The email verification process requires the user to follow a link to confirm that they want to receive alerts. This link contains an encrypted token which is a long series of letters, special characters and numbers in a random order.

The token is encrypted, and part of the encryption includes a mathematical function called a hash function. Up until the security update, both the application component and the subscribe/unsubscribe components used a function called SHA1, and the token written by one component could be read by the other.

The security update, however, changed the function in the updated component to SHA256. This is a newer version of the function, and much more secure, but unfortunately it meant that with one component using the old function and the other the new function, the tokens could not be read.

How we fixed it

We looked to see if any changes to the application had happened around the time the incident was reported. We discovered the reports followed on closely from when the updated email-alert-frontend application was deployed.

The incident team began a rollback - this is where a previous version of that application, from before the security update, is redeployed. This confirmed it was this recent deployment that caused the issue, and we were able to resolve subscribe and unsubscribe functionality within 25 minutes.

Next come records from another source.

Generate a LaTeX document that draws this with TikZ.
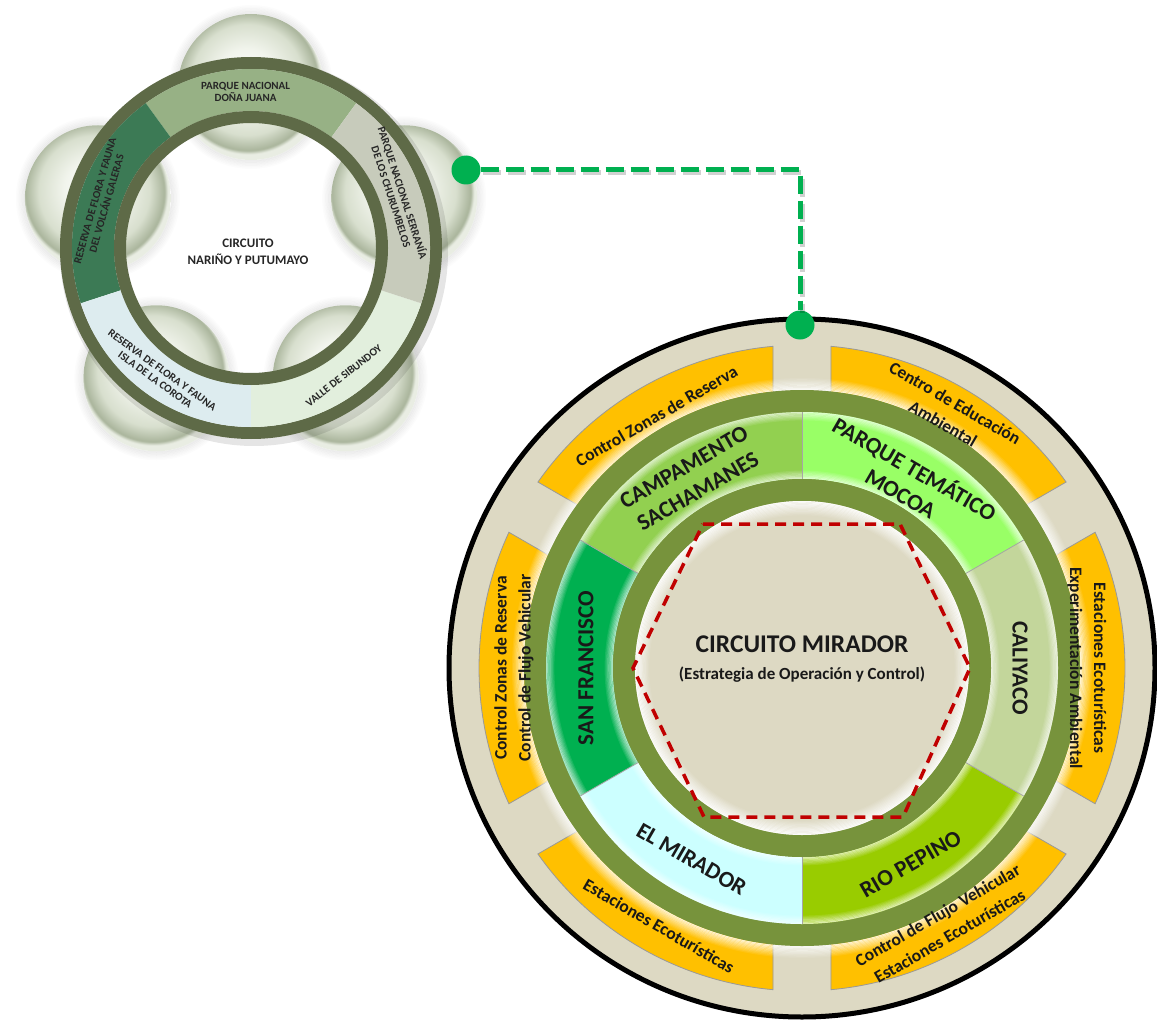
\documentclass[tikz,border=0pt]{standalone}
\usepackage{fontspec}
\setmainfont{Carlito}
\usetikzlibrary{calc}
\definecolor{beigeB}{HTML}{DDD9C3}
\definecolor{ringG}{HTML}{77933C}
\definecolor{orangeB}{HTML}{FFC000}
\definecolor{segA}{HTML}{92D050}
\definecolor{segB}{HTML}{99FF66}
\definecolor{segC}{HTML}{C3D69B}
\definecolor{segD}{HTML}{99CC00}
\definecolor{segE}{HTML}{CCFFFF}
\definecolor{segF}{HTML}{00B050}
\definecolor{hexred}{HTML}{C00000}
\definecolor{dotgreen}{HTML}{00B050}
\definecolor{darkR}{HTML}{5E6A47}
\definecolor{smA}{HTML}{97B185}
\definecolor{smB}{HTML}{3C7A55}
\definecolor{smC}{HTML}{DDECEF}
\definecolor{smD}{HTML}{E2EFDD}
\definecolor{smE}{HTML}{C7CBBB}
\definecolor{sphA}{HTML}{FFFFFF}
\definecolor{sphB}{HTML}{F1F4EC}
\definecolor{sphC}{HTML}{D8DFCE}
\definecolor{sphD}{HTML}{AAB59C}
\definecolor{sphE}{HTML}{E9EDE3}
\pgfdeclareradialshading{sphsh}{\pgfpoint{-2bp}{4bp}}{color(0bp)=(sphA); color(10bp)=(sphB); color(19bp)=(sphC); color(23.8bp)=(sphD); color(25bp)=(sphE); color(50bp)=(sphE)}
\newcommand\ansec[6]{%
  \path[#6] ([shift={(#1)}]#2:#5) arc[start angle=#2, end angle=#3, radius=#5]
    -- ([shift={(#1)}]#3:#4) arc[start angle=#3, end angle=#2, radius=#4] -- cycle;}
\tikzset{
  seglbl/.style={font=\bfseries\fontsize{23}{28}\selectfont, align=center, inner sep=0pt, text=black!90},
  orglbl/.style={font=\bfseries\fontsize{17.5}{24}\selectfont, align=center, inner sep=0pt, text=black!90},
  smlbl/.style={font=\bfseries\fontsize{11}{12}\selectfont, align=center, inner sep=0pt, text=black!85},
  gdot/.style={circle, fill=dotgreen, minimum size=29pt, inner sep=0pt},
  conn/.style={dotgreen, line width=5pt, dash pattern=on 18pt off 7pt},
}
\begin{document}
\begin{tikzpicture}[x=1pt, y=1pt]
\fill[white] (0,0) rectangle (1157,-1022);
\useasboundingbox (0,0) rectangle (1157,-1022);

% ---------------- small circuit ----------------
\coordinate (S) at (251,-248);
\foreach \t in {90,162,234,306,18}{
  \foreach \i in {0,...,5}{
    \pgfmathsetmacro\rr{73.75+1.5*\i}
    \pgfmathsetmacro\op{0.07*(1-\i/6)}
    \draw[black, line width=1.5pt, opacity=\op] ([shift={(S)}]\t:161) circle[radius=\rr];
  }
  \shade[shading=sphsh] ([shift={(S)}]\t:161) circle[radius=73];
}
\fill[black, opacity=0.10, even odd rule] ([shift={(3,-4)}]S) circle[radius=194] ([shift={(3,-4)}]S) circle[radius=176];
\fill[darkR, even odd rule] (S) circle[radius=191] (S) circle[radius=179];
\ansec{S}{54}{126}{137}{179}{fill=smA}
\ansec{S}{126}{198}{137}{179}{fill=smB}
\ansec{S}{198}{270}{137}{179}{fill=smC}
\ansec{S}{270}{342}{137}{179}{fill=smD}
\ansec{S}{342}{414}{137}{179}{fill=smE}
\fill[darkR, even odd rule] (S) circle[radius=137] (S) circle[radius=125];
\node[smlbl] (tDJ) at ([shift={(S)}]92:156) {PARQUE NACIONAL\\DOÑA JUANA};
\node[smlbl, rotate=-72] (tCh) at ([shift={(S)}]20:156) {PARQUE NACIONAL SERRANÍA\\DE LOS CHURUMBELOS};
\node[smlbl, rotate=38] (tSi) at ([shift={(S)}]306:158) {VALLE DE SIBUNDOY};
\node[smlbl, rotate=-36] (tCo) at ([shift={(S)}]234:157) {RESERVA DE FLORA Y FAUNA\\ISLA DE LA COROTA};
\node[smlbl, rotate=74] (tGa) at ([shift={(S)}]163:157) {RESERVA DE FLORA Y FAUNA\\DEL VOLCÁN GALERAS};
\node[font=\bfseries\fontsize{13}{17}\selectfont, align=center, text=black!85, inner sep=0pt] (tNP) at (248,-252) {CIRCUITO\\NARIÑO Y PUTUMAYO};

% ---------------- big circuit ----------------
\coordinate (C) at (802,-668);
\draw[line width=5pt, fill=beigeB] (C) ellipse[x radius=353, y radius=349];
\foreach \a in {0,60,...,300}{
  \pgfmathsetmacro\aoA{\a-30+asin(29/323)}
  \pgfmathsetmacro\aoB{\a+30-asin(29/323)}
  \pgfmathsetmacro\aiA{\a-30+asin(29/255)}
  \pgfmathsetmacro\aiB{\a+30-asin(29/255)}
  \path[fill=orangeB, draw=black!40, line width=0.8pt] ([shift={(C)}]\aoA:323) arc[start angle=\aoA, end angle=\aoB, radius=323]
     -- ([shift={(C)}]\aiB:255) arc[start angle=\aiB, end angle=\aiA, radius=255] -- cycle;
}
% white glow around outer ring
\foreach \i in {0,...,9}{
  \pgfmathsetmacro\rr{278.6+1.2*\i}
  \pgfmathsetmacro\op{0.8*(1-\i/10)}
  \draw[white, line width=1.2pt, opacity=\op] (C) circle[radius=\rr];
}
\fill[ringG] (C) circle[radius=278];
\ansec{C}{90}{150}{189}{256}{fill=segA}
\ansec{C}{150}{210}{189}{256}{fill=segF}
\ansec{C}{210}{270}{189}{256}{fill=segE}
\ansec{C}{270}{330}{189}{256}{fill=segD}
\ansec{C}{330}{390}{189}{256}{fill=segC}
\ansec{C}{30}{90}{189}{256}{fill=segB}
\foreach \i in {0,...,6}{
  \pgfmathsetmacro\ra{256-0.6-1.2*\i}
  \pgfmathsetmacro\rb{189+0.6+1.2*\i}
  \pgfmathsetmacro\op{0.65*(1-\i/7)}
  \draw[white, line width=1.2pt, opacity=\op] (C) circle[radius=\ra];
  \draw[white, line width=1.2pt, opacity=\op] (C) circle[radius=\rb];
}
\foreach \a in {30,90,...,330}{
  \draw[black!35, line width=0.8pt] ([shift={(C)}]\a:189) -- ([shift={(C)}]\a:256);
}
\fill[ringG] (C) circle[radius=189];
\fill[beigeB] (C) circle[radius=167];
\foreach \i in {0,...,11}{
  \pgfmathsetmacro\rr{167-0.6-1.2*\i}
  \pgfmathsetmacro\op{0.9*(1-\i/12)}
  \draw[white, line width=1.2pt, opacity=\op] (C) circle[radius=\rr];
}
\draw[hexred, line width=3.5pt, dash pattern=on 11pt off 7pt, line join=miter]
  (703,-524) -- (900,-524) -- (970,-668) -- (903,-817) -- (704,-817) -- (633,-668) -- cycle;

\node[font=\bfseries\fontsize{25.5}{28}\selectfont, inner sep=0pt, text=black!90] (tCM) at (802,-644) {CIRCUITO MIRADOR};
\node[font=\bfseries\fontsize{17}{20}\selectfont, inner sep=0pt, text=black!90] (tEO) at (802,-675) {(Estrategia de Operación y Control)};

\node[seglbl, rotate=30]  (tCamp) at ([shift={(C)}]120.5:219) {CAMPAMENTO\\SACHAMANES};
\node[seglbl, rotate=-30] (tPar)  at ([shift={(C)}]60.5:216) {PARQUE TEMÁTICO\\MOCOA};
\node[seglbl, rotate=-90] (tCal)  at ([shift={(C)}]0:218) {CALIYACO};
\node[seglbl, rotate=30]  (tRio)  at ([shift={(C)}]-61:224) {RIO PEPINO};
\node[seglbl, rotate=-30] (tMir)  at ([shift={(C)}]-120:221) {EL MIRADOR};
\node[seglbl, rotate=90]  (tSF)   at ([shift={(C)}]180:216) {SAN FRANCISCO};

\node[orglbl, rotate=30]  (oA) at ([shift={(C)}]120:291) {Control Zonas de Reserva};
\node[orglbl, rotate=-30] (oB) at ([shift={(C)}]60:294) {Centro de Educación\\Ambiental};
\node[orglbl, rotate=-90] (oC) at ([shift={(C)}]0:285) {Estaciones Ecoturísticas\\Experimentación Ambiental};
\node[orglbl, rotate=30]  (oD) at ([shift={(C)}]-61.2:294) {Control de Flujo Vehicular\\Estaciones Ecoturísticas};
\node[orglbl, rotate=-30] (oE) at ([shift={(C)}]-119:295) {Estaciones Ecoturísticas};
\node[orglbl, rotate=90]  (oF) at ([shift={(C)}]180:288) {Control Zonas de Reserva\\Control de Flujo Vehicular};

% ---------------- connector ----------------
\node[gdot] (d1) at (466,-170) {};
\node[gdot] (d2) at (800,-325) {};
\draw[conn, black, opacity=0.18, transform canvas={shift={(2pt,-3pt)}}] (d1) -| (d2);
\draw[conn] (d1) -| (d2);
\end{tikzpicture}
\end{document}
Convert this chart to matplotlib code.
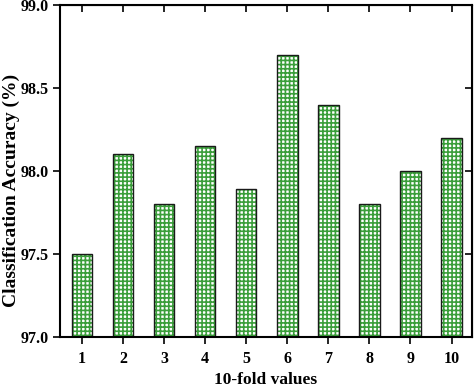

When it was resolved, we wanted to investigate further. We discovered that the 2 components of the email alert service were using different hash functions. We were able to make and release a new version of the email-alert-frontend that contained the important security updates, but also used the older SHA1 hash that the email-alert-api component uses.

Over the next week, we updated both applications: first an update to email-alert-frontend so that it could understand both types of hash function, then an update to email-alert-api to begin using the newer SHA256 hash function. Finally, a week after that was deployed, when all the old SHA1 tokens would have either been used or expired, we could remove any use of SHA1 in these applications.

Next steps

In our usual incident review process, we wanted to ask these 2 questions:

  • why did the 2 applications get out of sync in the hash functions they used?
  • how can we stop that from happening again in the future?

The answer to the first question is that we caused the applications to get out of sync by applying a security update to only one of the 2 applications.

We found that when the security update was applied to email-alert-api many months earlier, it did not update to the new hash function, and still used the old one (SHA1). This meant when the security update was deployed to email-alert-frontend with the new hash function (SHA256), the 2 were out of sync.

These applications also have automatic test suites which run whenever a change is made in order to confirm that the application still works as expected. But because this form of test runs only within the one application, it can’t detect failures like this one which happen between the applications.

To detect problems like this in future, we’ve added tests to both components to make sure that they definitely write and read the exact form of tokens the other component is expecting. That way, if one side changes to a newer, even more secure hashing function the tests will fail and warn us that we need to keep in sync with the other component.

This is a form of testing called contract testing, which we also use on GOV.UK Pay.